Maersk Should Lay Off the Swashbuckling
So, Maersk might step in and buy some Hanjin assets after the South Korean shipping company's bankruptcy filing, according to a Bloomberg News report (citing analysts).
While it's understandable that the Danish giant's new boss Soren Skou feels pressure to deliver growth and head off competition, he must remain disciplined and avoid throwing good money after bad. In principle, Hanjin's bankruptcy is positive for the rest of the container shipping industry, which is beset by oversupply and chronically low freight rates.
But it won't be enough to put shipping back on an even keel: Hanjin accounts for less than 3 percent of global capacity and everybody else has plenty of new ships on order. When announcing a split of its transportation and energy activities last week, Maersk promised to refrain from ordering more new vessels, which is a big relief.

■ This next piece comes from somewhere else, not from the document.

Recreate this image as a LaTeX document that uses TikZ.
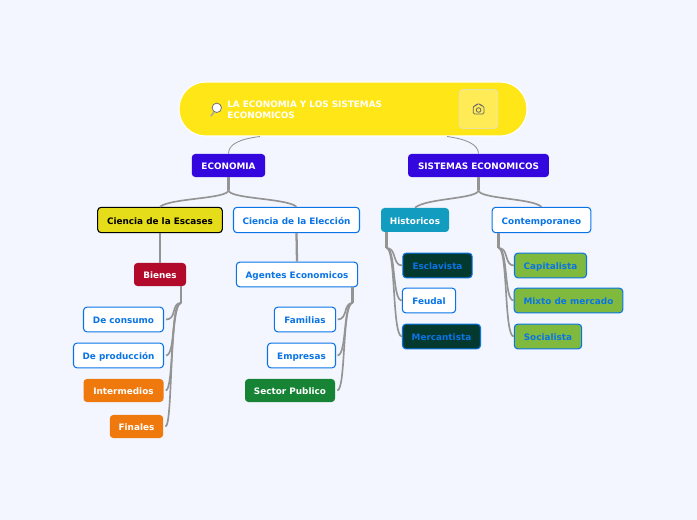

But Skou says he will pursue acquisitions to try to expand market share as shipping consolidates.
With an $11.5 billion liquidity reserve, Maersk is better placed to pursue opportunistic purchases than some over-leveraged rivals. Maersk's cash probably isn't earning much of a return right now, so the bar for returns on investment is presumably pretty low. Boosting its position in Trans-Pacific trade may make sense too, as it's underrepresented there and scale's important in shipping.

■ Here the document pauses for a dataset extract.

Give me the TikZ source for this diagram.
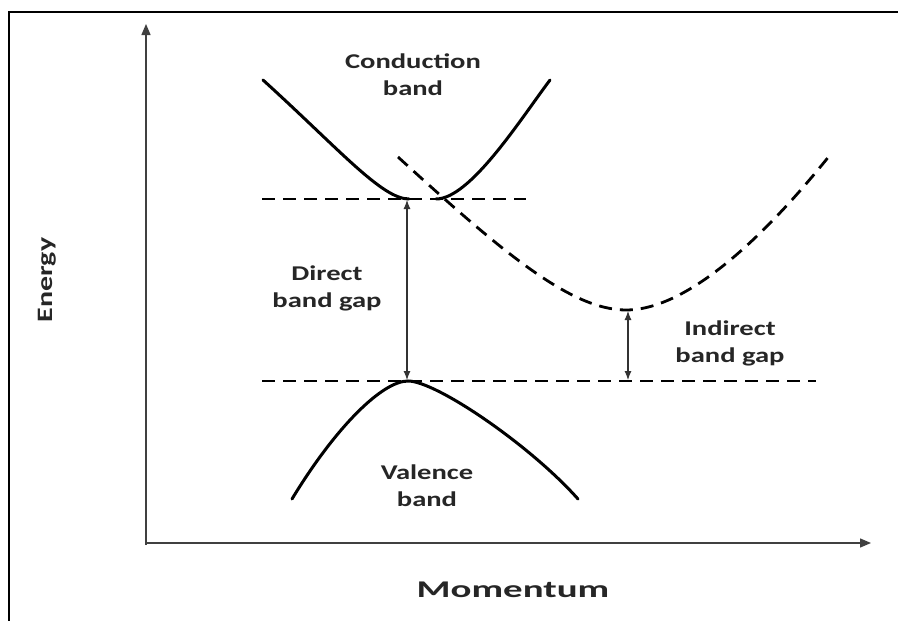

Yet despite all this, it's hard to see how buying more shipping assets will solve Maersk's growth and profitability problems. Customers are a fickle bunch and after Hanjin's demise, most will already have made other arrangements to transport their goods (indeed, Maersk says it's a beneficiary).
And history offers a sobering lesson here. After Maersk's last big shipping acquisition -- the $2.6 billion purchase of P&O Nedloyd in 2005 -- about half the acquired market share later vanished, according to Drewry Martime Advisors' estimate.
While shipping asset prices are low right now, betting on a rapid recovery isn't advisable. Container shipping's problems look deeply ingrained: global trade growth has slowed and goods are increasingly being made where they're consumed. Consolidation won't necessarily result in much higher freight rates.
Credit Suisse estimates that Maersk Line will have among the lowest returns on invested capital of all Maersk's businesses in 2016. If Maersk didn't already own a big shipping line, it's hard to imagine it would decide this was a great industry in which to allocate more capital.
It might have sounded dull, but by far the most compelling part of Skou's presentation last week was the bit about increasing collaboration and asset uiltization across Maersk's transport businesses, which include container shipping, ports and freight-forwarding. This should help deliver about $600 million in synergies over three years, adding 2 percentage points to the return on invested capital. Though not as sexy as buying a rival fleet, it's a less capital-intensive, low-risk path to higher returns. It should be Skou's priority.